Il est également sympathique de voir que le système GTS, qui a fait son apparition dans la quatrième génération, est de retour et permet de compléter son pokédex. Un autre élément a fait ici cependant son apparition : le Pokémon Dream World. Après avoir passé un certain point de l'aventure, il devient possible de faire s'endormir un pokémon et de le projeter sur l'Internet, afin de le faire évoluer dans un monde imaginaire où il pourra collecter des objets et même rencontrer d'autres pokémons, et il sera possible de rapatrier ceux-ci dans la cartouche. Ces pokémons sont souvent rares et, surtout, possèdent des capacités et des attaques inaccessibles autrement.
Il y a cependant deux défauts, selon moi, au système: d'une part, l'on ne peut y accéder qu'une heure par jour, et il faut attendre 24 heures pour y retourner. Bien entendu, cela est fait pour éviter aux serveurs de surchauffer, et même avec cette limite il est parfois difficile de se connecter. D'autre part, afin d'obtenir ces nouveaux pokémons et ces nouveaux objets, il faut compléter des mini-jeux sympathiques certes, mais très redondants. Au bout d'une semaine, j'en avais plus ou moins assez. L'initiative est louable, et il est rassurant de voir que Nintendo essaie, à sa propre façon, d'inclure le jeu en ligne dans ses séries les plus populaires, une chose amenée sans doute à se démocratiser avec la WiiU et son système de leaderboard.

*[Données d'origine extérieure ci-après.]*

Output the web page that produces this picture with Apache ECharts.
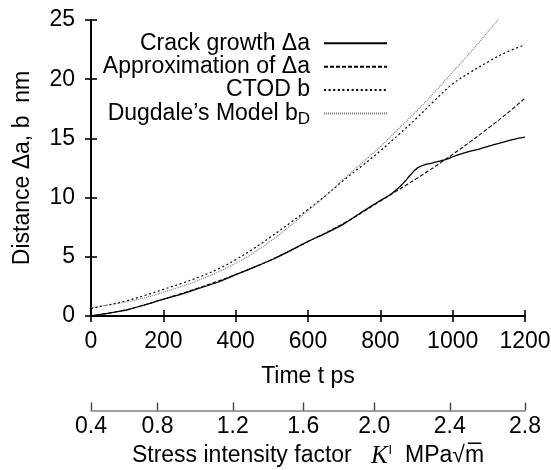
<!DOCTYPE html>
<html>
<head>
<meta charset="utf-8">
<script src="https://cdn.jsdelivr.net/npm/echarts@6/dist/echarts.min.js"></script>
<style>
html,body{margin:0;padding:0;background:#fff;}
#c{width:551px;height:470px;}
</style>
</head>
<body>
<div id="c"></div>
<script>
// ---- data ----
const crackT = [0,50,100,150,200,250,300,350,400,450,500,550,600,650,700,750,800,830,860,880,895,905,920,940,960,980,1000,1030,1060,1080,1100,1130,1160,1180,1200];
const crackV = [0,0.25,0.52,0.95,1.43,1.85,2.35,2.85,3.49,4.1,4.75,5.5,6.3,7.0,7.8,8.8,9.75,10.3,11.1,11.8,12.3,12.55,12.75,12.9,13.05,13.2,13.45,13.75,14.0,14.15,14.35,14.6,14.85,15.0,15.1];

const approxT = [0,100,200,300,400,500,600,700,800,850,900,950,1000,1050,1100,1150,1200];
const approxV = [0,0.55,1.42,2.4,3.5,4.78,6.28,7.85,9.7,10.65,11.6,12.6,13.65,14.75,15.9,17.1,18.4];

const ctodT = [0,50,100,150,200,250,300,350,400,450,500,550,600,650,700,750,800,850,900,950,1000,1050,1100,1150,1200];
const ctodV = [0.65,0.95,1.3,1.75,2.25,2.75,3.3,3.95,4.75,5.7,6.75,7.85,9.0,10.2,11.5,12.7,13.95,15.3,16.7,18.2,19.6,20.6,21.5,22.3,22.9];

const dugT = [0,50,100,150,200,250,300,350,400,450,500,550,600,650,700,750,800,850,900,950,1000,1050,1100,1150,1200];
const dugV = [0.7,0.95,1.2,1.55,2.0,2.5,3.05,3.7,4.45,5.35,6.4,7.6,8.9,10.2,11.6,12.95,14.3,15.8,17.3,18.9,20.6,22.3,24.1,25.9,27.8];

const timeTicks = [0,200,400,600,800,1000,1200];
const distTicks = [0,5,10,15,20,25];
const kLabels = ['0.4','0.8','1.2','1.6','2.0','2.4','2.8'];
const kTickTimes = [0,184,392,587,783,992,1200];

const seriesNames = ['Crack growth \u0394a','Approximation of \u0394a','CTOD b','Dugdale\u2019s Model b_D'];

// ---- chart ----
const FF = '"Liberation Sans", Arial, Helvetica, sans-serif';
const FS = 23;
const pair = (xs, ys) => xs.map((x, i) => [x, ys[i]]);

const chart = echarts.init(document.getElementById('c'), null, {renderer: 'canvas'});

const boxAxisLine = {show: true, lineStyle: {color: '#000', width: 1.8}};
const boxTick = {show: true, inside: true, length: 6, lineStyle: {color: '#000', width: 1.6}};

chart.setOption({
  animation: false,
  backgroundColor: '#fff',
  textStyle: {fontFamily: FF},
  grid: [
    {left: 91, right: 26, top: 20, bottom: 154, outerBoundsMode: 'none'},
    {left: 91, right: 26, top: 409.5, height: 1, outerBoundsMode: 'none'}
  ],
  xAxis: [
    {
      type: 'value', gridIndex: 0, position: 'bottom', min: 0, max: 1200, interval: 200,
      axisLine: boxAxisLine, axisTick: boxTick, splitLine: {show: false},
      axisLabel: {color: '#000', fontSize: FS, fontFamily: FF, margin: 14,
        customValues: timeTicks, formatter: function (v) { return String(v); }},
      name: 'Time t ps', nameLocation: 'middle', nameGap: 49,
      nameTextStyle: {color: '#000', fontSize: FS, fontFamily: FF}
    },
    {
      type: 'value', gridIndex: 0, position: 'top', min: 0, max: 1200, interval: 200,
      axisLine: boxAxisLine, axisTick: boxTick, splitLine: {show: false},
      axisLabel: {show: false}
    },
    {
      type: 'value', gridIndex: 1, position: 'bottom', min: 0, max: 1200,
      axisLine: {show: true, lineStyle: {color: '#808080', width: 1.5}},
      axisTick: {show: true, inside: true, length: 8, lineStyle: {color: '#444', width: 1.4},
        customValues: kTickTimes},
      splitLine: {show: false},
      axisLabel: {color: '#000', fontSize: FS, fontFamily: FF, margin: 5,
        customValues: kTickTimes,
        formatter: function (v) { const i = kTickTimes.indexOf(v); return i >= 0 ? kLabels[i] : ''; }},
      name: '{t|Stress intensity factor   }{k|K}{sup|I}{t|  MPa\u221A}{m|m\u0305}',
      nameLocation: 'middle', nameGap: 33,
      nameTextStyle: {
        color: '#000', fontSize: FS, fontFamily: FF,
        rich: {
          t: {fontSize: FS, fontFamily: FF, color: '#000'},
          k: {fontSize: 25, fontFamily: '"Liberation Serif", "Times New Roman", serif', fontStyle: 'italic', color: '#000'},
          sup: {fontSize: 13, fontFamily: FF, color: '#000', padding: [0, 0, 12, 1]},
          m: {fontSize: FS, fontFamily: FF, color: '#000'}
        }
      }
    }
  ],
  yAxis: [
    {
      type: 'value', gridIndex: 0, position: 'left', min: 0, max: 25, interval: 5,
      axisLine: boxAxisLine, axisTick: boxTick, splitLine: {show: false},
      axisLabel: {color: '#000', fontSize: FS, fontFamily: FF, margin: 16,
        customValues: distTicks},
      name: 'Distance \u0394a, b  nm', nameLocation: 'middle', nameGap: 57,
      nameTextStyle: {color: '#000', fontSize: FS, fontFamily: FF}
    },
    {
      type: 'value', gridIndex: 0, position: 'right', min: 0, max: 25, interval: 5,
      axisLine: boxAxisLine, axisTick: boxTick, splitLine: {show: false},
      axisLabel: {show: false}
    },
    {
      type: 'value', gridIndex: 1, min: 0, max: 1, show: false
    }
  ],
  legend: {
    orient: 'vertical', right: 163, top: 31.6, align: 'right', padding: 0,
    itemWidth: 63, itemHeight: 14, itemGap: 0,
    data: seriesNames,
    itemStyle: {color: 'rgba(0,0,0,0)', borderWidth: 0, opacity: 0},
    formatter: function (name) {
      if (name.indexOf('_D') >= 0) return '{n|' + name.replace('_D', '') + '}{sub|D}';
      return name;
    },
    textStyle: {
      color: '#000', fontSize: FS, fontFamily: FF, lineHeight: 23.4, padding: [0, 9, 0, 0],
      rich: {
        n: {fontSize: FS, fontFamily: FF, color: '#000', lineHeight: 23.4},
        sub: {fontSize: 17, fontFamily: FF, color: '#000', padding: [11, 0, 0, 0]}
      }
    }
  },
  series: [
    {
      name: seriesNames[0], type: 'line', xAxisIndex: 0, yAxisIndex: 0,
      data: pair(crackT, crackV), symbol: 'none', smooth: 0.2,
      lineStyle: {color: '#000', width: 1.3, type: 'solid'}
    },
    {
      name: seriesNames[1], type: 'line', xAxisIndex: 0, yAxisIndex: 0,
      data: pair(approxT, approxV), symbol: 'none', smooth: 0.4,
      lineStyle: {color: '#000', width: 1.1, type: [4, 2]}
    },
    {
      name: seriesNames[2], type: 'line', xAxisIndex: 0, yAxisIndex: 0,
      data: pair(ctodT, ctodV), symbol: 'none', smooth: 0.4,
      lineStyle: {color: '#000', width: 1.2, type: [2, 2.6]}
    },
    {
      name: seriesNames[3], type: 'line', xAxisIndex: 0, yAxisIndex: 0,
      data: pair(dugT, dugV), symbol: 'none', smooth: 0.4, clip: true,
      lineStyle: {color: '#777', width: 1.1, type: [1, 1]}
    }
  ]
});
</script>
</body>
</html>
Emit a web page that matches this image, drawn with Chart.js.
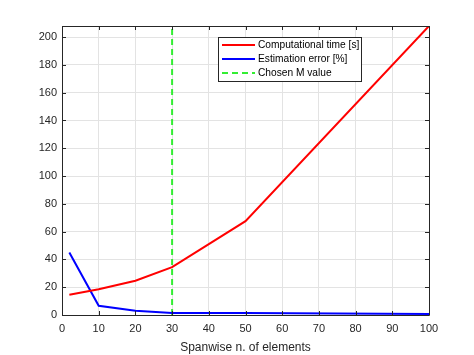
<!DOCTYPE html>
<html><head><meta charset="utf-8">
<script src="https://cdn.jsdelivr.net/npm/chart.js@4"></script>
<style>html,body{margin:0;padding:0;background:#fff}#wrap{width:474px;height:355px}</style>
</head><body><div id="wrap"><canvas id="c" width="474" height="355"></canvas></div>
<script>
const elements = [2, 10, 20, 30, 50, 100];
const compTime = [14.5, 18.5, 24.7, 34.5, 67.5, 208];
const estError = [45, 6.6, 3.0, 1.5, 1.5, 0.8];
const chosenM = 30;
const xTicks = [0,10,20,30,40,50,60,70,80,90,100];
const yTicks = [0,20,40,60,80,100,120,140,160,180,200];
const labels = ['Computational time [s]', 'Estimation error [%]', 'Chosen M value'];
const xTitle = 'Spanwise n. of elements';
const yMax = 208;

const FONT = 'Liberation Sans, Arial, sans-serif';
const boxPlugin = {
  id: 'box',
  afterDraw(chart) {
    const {ctx, chartArea: a, scales: {x, y}} = chart;
    ctx.save();
    ctx.strokeStyle = '#262626';
    ctx.lineWidth = 1;
    ctx.beginPath();
    ctx.rect(Math.round(a.left)+0.5, Math.round(a.top)+0.5, Math.round(a.right-a.left), Math.round(a.bottom-a.top));
    ctx.stroke();
    ctx.beginPath();
    const tl = 4;
    xTicks.forEach(v => {
      const px = Math.round(x.getPixelForValue(v))+0.5;
      ctx.moveTo(px, a.bottom); ctx.lineTo(px, a.bottom - tl);
      ctx.moveTo(px, a.top); ctx.lineTo(px, a.top + tl);
    });
    yTicks.forEach(v => {
      const py = Math.round(y.getPixelForValue(v))+0.5;
      ctx.moveTo(a.left, py); ctx.lineTo(a.left + tl, py);
      ctx.moveTo(a.right, py); ctx.lineTo(a.right - tl, py);
    });
    ctx.stroke();
    // legend
    const lx = 218, ly = 37, lw = 143, lh = 44;
    ctx.fillStyle = '#fff';
    ctx.fillRect(lx, ly, lw, lh);
    ctx.strokeStyle = '#262626';
    ctx.strokeRect(lx+0.5, ly+0.5, lw, lh);
    ctx.font = '10.2px ' + FONT;
    ctx.textBaseline = 'middle';
    chart.data.datasets.forEach((ds, i) => {
      const yy = ly + 8 + i * 14;
      ctx.strokeStyle = ds.borderColor;
      ctx.lineWidth = 2;
      ctx.setLineDash(ds.borderDash || []);
      ctx.beginPath(); ctx.moveTo(lx + 4, yy); ctx.lineTo(lx + 37, yy); ctx.stroke();
      ctx.setLineDash([]);
      ctx.fillStyle = '#000';
      ctx.fillText(ds.label, lx + 40, yy + 0.5);
    });
    ctx.restore();
  }
};

new Chart(document.getElementById('c'), {
  type: 'line',
  data: {
    datasets: [
      {label: labels[0], data: elements.map((e,i)=>({x:e, y:compTime[i]})), borderColor:'#ff0000', borderWidth:2, pointRadius:0, tension:0},
      {label: labels[1], data: elements.map((e,i)=>({x:e, y:estError[i]})), borderColor:'#0000ff', borderWidth:2, pointRadius:0, tension:0},
      {label: labels[2], data: [{x:chosenM, y:0},{x:chosenM, y:yMax}], borderColor:'#33ee33', borderWidth:2, borderDash:[6,4], pointRadius:0}
    ]
  },
  options: {
    responsive: false, animation: false, devicePixelRatio: 1,
    layout: {padding: {left: 0, right: 45, top: 26, bottom: 0}},
    plugins: {legend: {display: false}, tooltip: {enabled: false}},
    scales: {
      x: {
        type: 'linear', min: 0, max: 100,
        afterBuildTicks: s => { s.ticks = xTicks.map(v => ({value: v})); },
        afterFit: s => { s.height = 40; },
        grid: {color: '#e3e3e3', tickLength: 0, drawTicks: false},
        border: {display: false},
        ticks: {font: {family: FONT, size: 11}, color: '#262626', padding: 7, maxRotation: 0},
        title: {display: true, text: xTitle, font: {family: FONT, size: 12}, color: '#262626', padding: {top: 2, bottom: 0}}
      },
      y: {
        type: 'linear', min: 0, max: yMax,
        afterBuildTicks: s => { s.ticks = yTicks.map(v => ({value: v})); },
        afterFit: s => { s.width = 62; },
        grid: {color: '#e3e3e3', tickLength: 0, drawTicks: false},
        border: {display: false},
        ticks: {font: {family: FONT, size: 11}, color: '#262626', padding: 5}
      }
    }
  },
  plugins: [boxPlugin]
});
</script></body></html>
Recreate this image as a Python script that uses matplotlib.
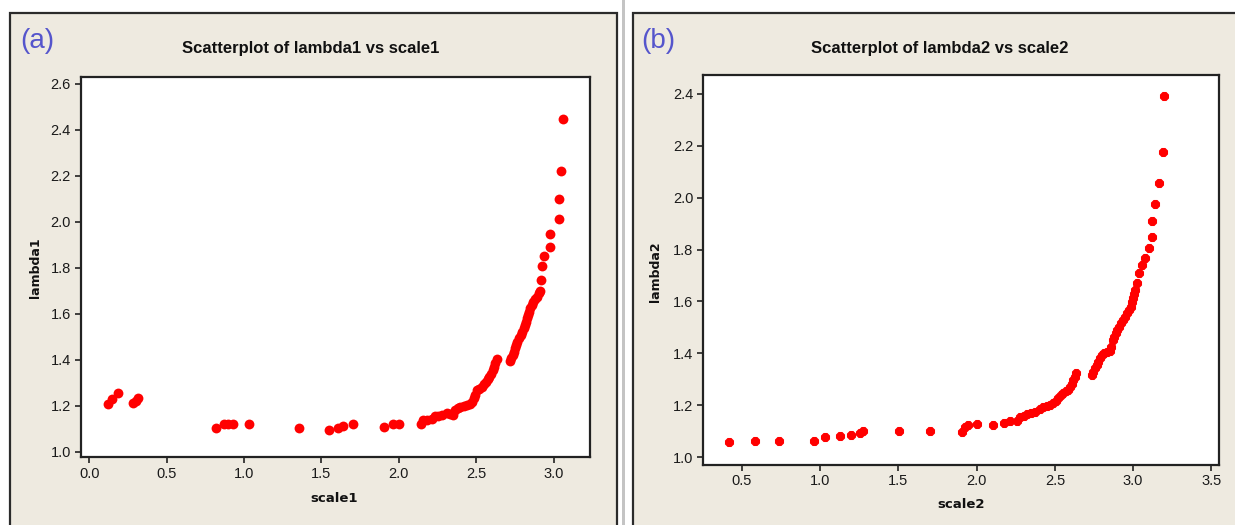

Le Pokémon Dream World est mignon certes, mais il s'adresse davantage aux jeunes joueurs.

Pokémon Noir/Blanc marque pour moi un tournant fort dans la série Pokémon, plus fort encore que la troisième génération, à tel point qu'une suite directe, Pokémon Noir 2/Blanc 2 a été conçue, ce qui est une première : sorti sur DS, ce jeu est davantage une suite directe qu'un « remake », signe s'il en est de l'importance, dans le cœur des joueurs et des développeurs, de cet épisode.
Ce jeu est plus qu'un chef d'œuvre : c'est le chef d'œuvre de Pokémon, le jeu qui parvient à revenir aux sources et à se réinventer sans devenir une parodie ou une marche forcée. Je ne peux que vous conseiller de vous y essayer, car à tous les niveaux, c'est une pièce maîtresse.

Les starters Vipélierre, Gruikui et Moustillon.